• _Work to complete_
Set the lines down again exactly, first line through the line that contains "(spine) at (523,0);", with no pictures.

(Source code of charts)
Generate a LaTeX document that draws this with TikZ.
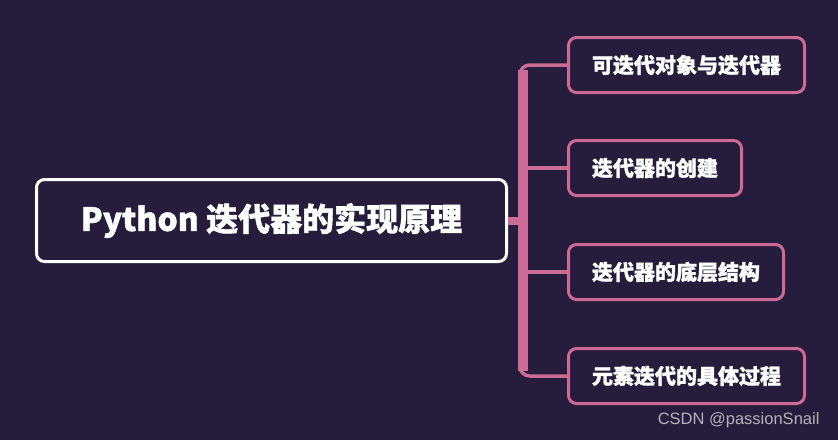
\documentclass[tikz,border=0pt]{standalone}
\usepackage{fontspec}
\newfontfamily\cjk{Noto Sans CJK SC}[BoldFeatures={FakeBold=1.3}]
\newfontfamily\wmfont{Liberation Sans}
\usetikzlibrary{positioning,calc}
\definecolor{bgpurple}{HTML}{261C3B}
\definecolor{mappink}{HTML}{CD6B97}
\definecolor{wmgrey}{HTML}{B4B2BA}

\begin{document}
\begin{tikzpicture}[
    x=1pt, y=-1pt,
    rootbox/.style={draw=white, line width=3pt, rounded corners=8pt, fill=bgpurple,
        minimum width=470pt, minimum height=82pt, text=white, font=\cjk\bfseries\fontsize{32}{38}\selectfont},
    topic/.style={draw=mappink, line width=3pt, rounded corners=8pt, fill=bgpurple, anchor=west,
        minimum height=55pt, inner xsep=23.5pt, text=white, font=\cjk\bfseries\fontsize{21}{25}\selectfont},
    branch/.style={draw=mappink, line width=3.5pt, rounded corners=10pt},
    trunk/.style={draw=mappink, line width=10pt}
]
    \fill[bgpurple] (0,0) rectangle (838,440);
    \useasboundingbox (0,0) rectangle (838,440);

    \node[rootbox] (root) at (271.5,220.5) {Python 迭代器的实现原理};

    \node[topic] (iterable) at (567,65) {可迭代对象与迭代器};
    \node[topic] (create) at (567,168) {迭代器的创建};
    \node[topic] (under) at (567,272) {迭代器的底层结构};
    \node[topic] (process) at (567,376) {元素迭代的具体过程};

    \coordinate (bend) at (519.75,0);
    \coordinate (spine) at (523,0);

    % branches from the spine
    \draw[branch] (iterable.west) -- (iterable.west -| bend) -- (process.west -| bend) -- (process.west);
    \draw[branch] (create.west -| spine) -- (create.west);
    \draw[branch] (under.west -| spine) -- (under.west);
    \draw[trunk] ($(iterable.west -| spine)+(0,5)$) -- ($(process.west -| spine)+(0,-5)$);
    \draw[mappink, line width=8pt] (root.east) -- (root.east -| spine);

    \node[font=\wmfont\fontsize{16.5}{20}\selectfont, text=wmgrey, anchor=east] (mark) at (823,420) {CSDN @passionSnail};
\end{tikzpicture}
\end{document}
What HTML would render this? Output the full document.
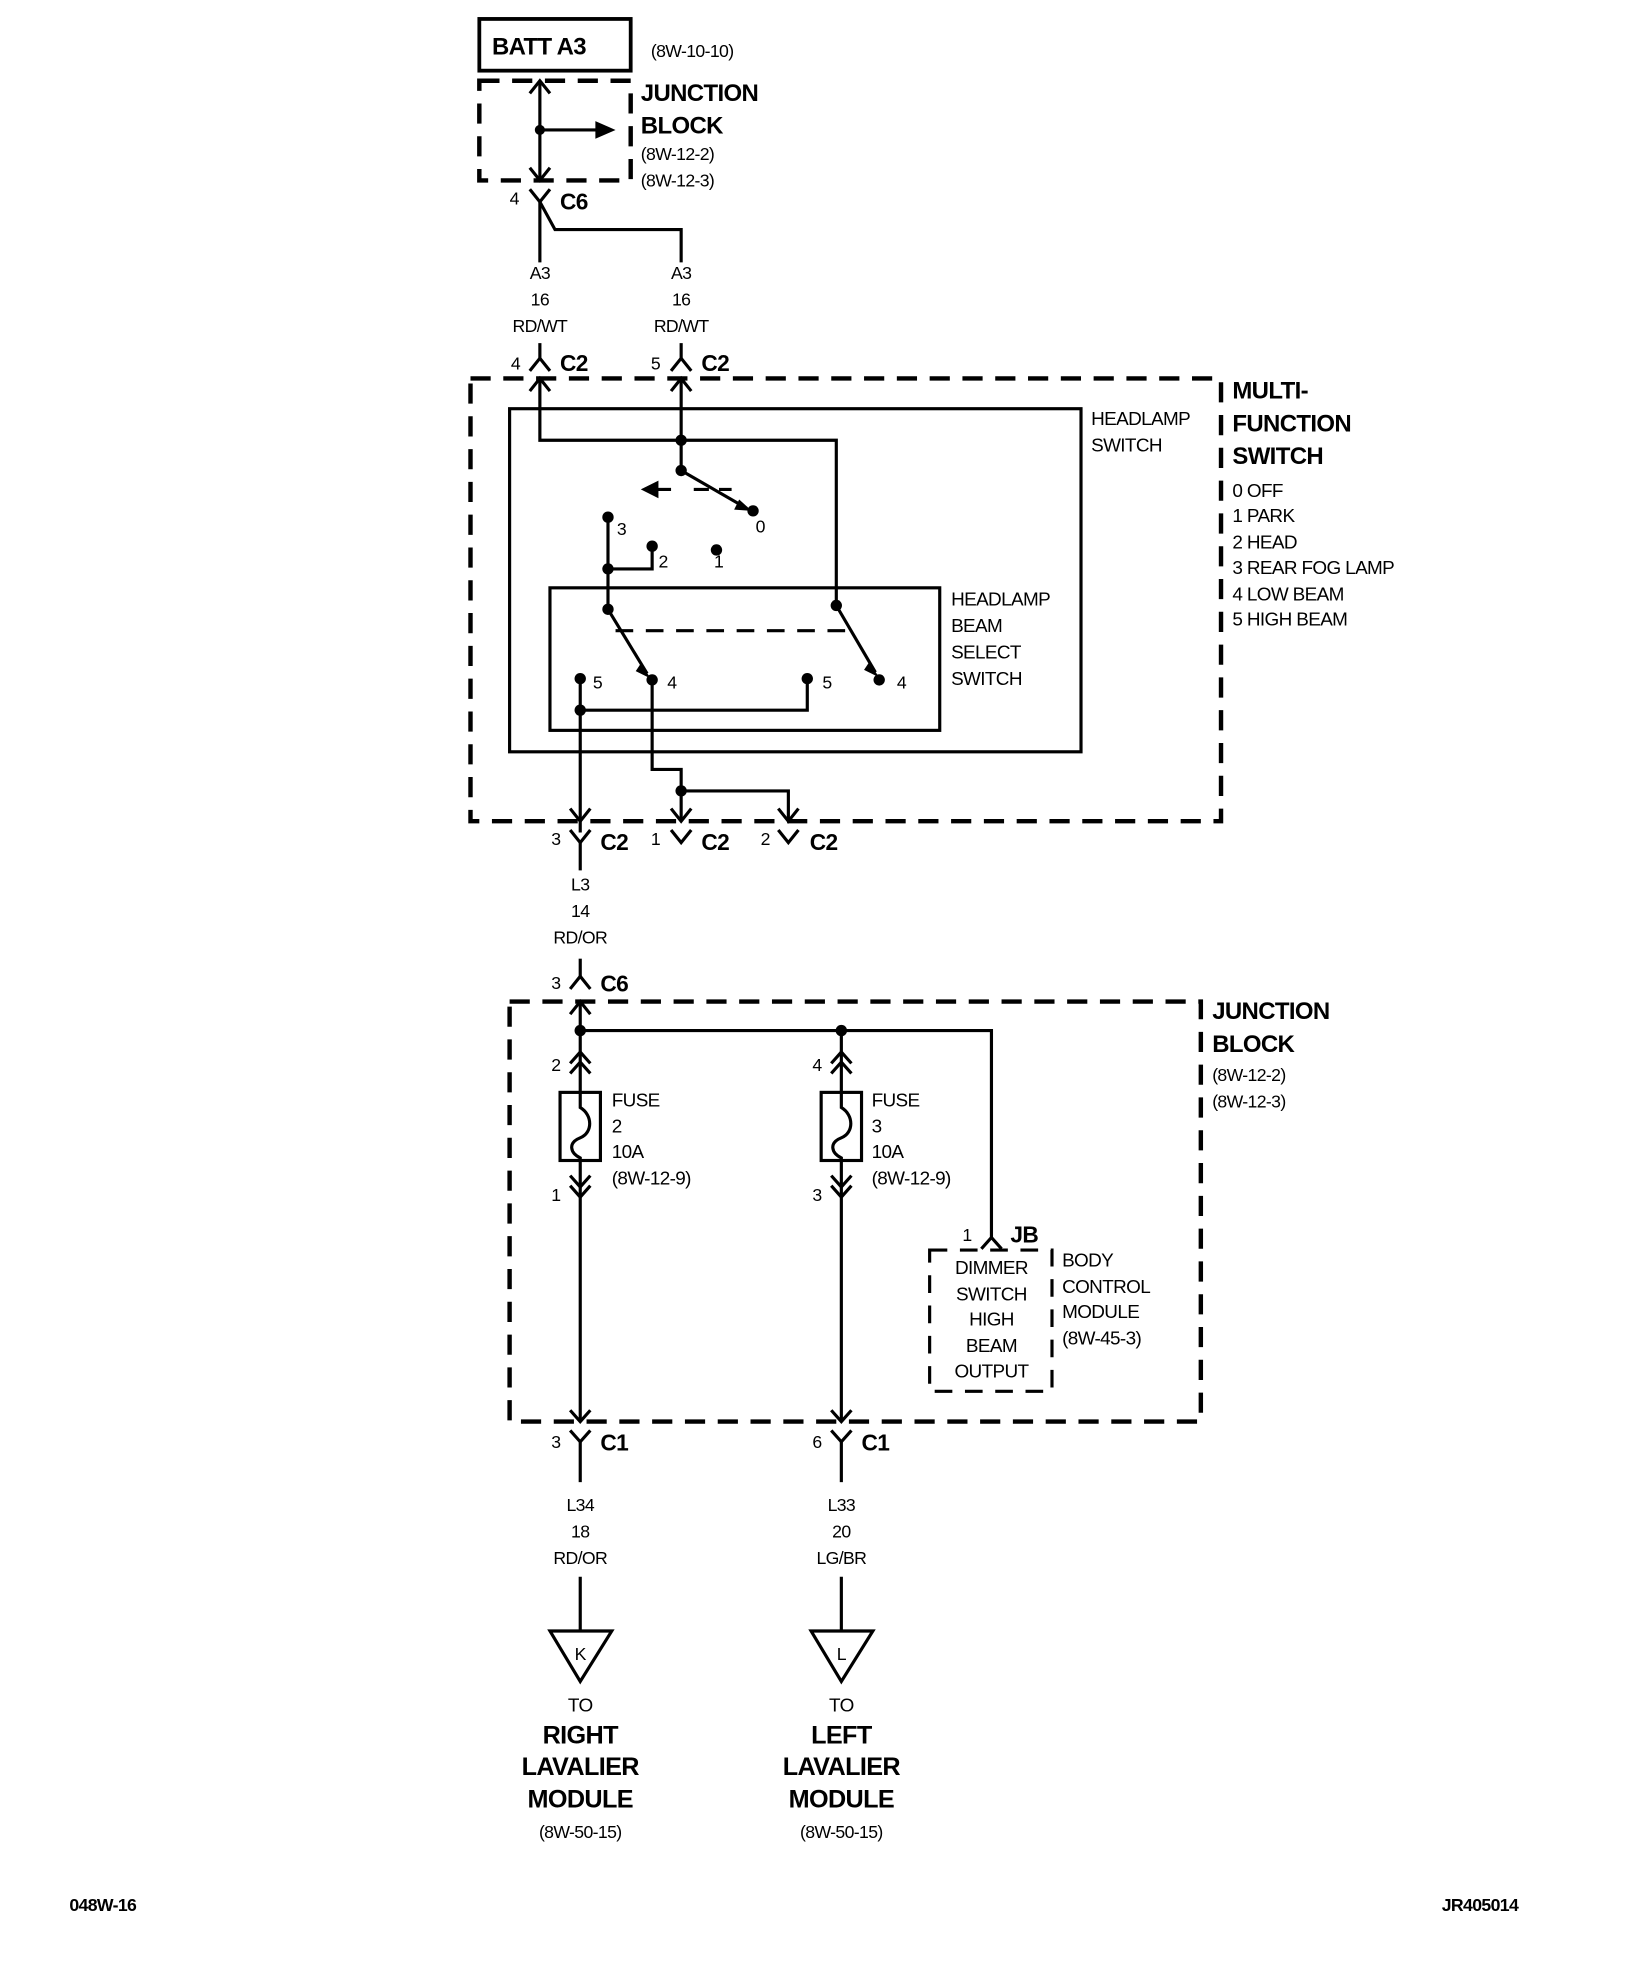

• _Written response_
Generate a LaTeX document that draws this with TikZ.
\documentclass[tikz,border=0pt]{standalone}
\usepackage{fontspec}
\newfontfamily\cjk{Noto Sans CJK SC}[BoldFeatures={FakeBold=1.3}]
\newfontfamily\wmfont{Liberation Sans}
\usetikzlibrary{positioning,calc}
\definecolor{bgpurple}{HTML}{261C3B}
\definecolor{mappink}{HTML}{CD6B97}
\definecolor{wmgrey}{HTML}{B4B2BA}

\begin{document}
\begin{tikzpicture}[
    x=1pt, y=-1pt,
    rootbox/.style={draw=white, line width=3pt, rounded corners=8pt, fill=bgpurple,
        minimum width=470pt, minimum height=82pt, text=white, font=\cjk\bfseries\fontsize{32}{38}\selectfont},
    topic/.style={draw=mappink, line width=3pt, rounded corners=8pt, fill=bgpurple, anchor=west,
        minimum height=55pt, inner xsep=23.5pt, text=white, font=\cjk\bfseries\fontsize{21}{25}\selectfont},
    branch/.style={draw=mappink, line width=3.5pt, rounded corners=10pt},
    trunk/.style={draw=mappink, line width=10pt}
]
    \fill[bgpurple] (0,0) rectangle (838,440);
    \useasboundingbox (0,0) rectangle (838,440);

    \node[rootbox] (root) at (271.5,220.5) {Python 迭代器的实现原理};

    \node[topic] (iterable) at (567,65) {可迭代对象与迭代器};
    \node[topic] (create) at (567,168) {迭代器的创建};
    \node[topic] (under) at (567,272) {迭代器的底层结构};
    \node[topic] (process) at (567,376) {元素迭代的具体过程};

    \coordinate (bend) at (519.75,0);
    \coordinate (spine) at (523,0);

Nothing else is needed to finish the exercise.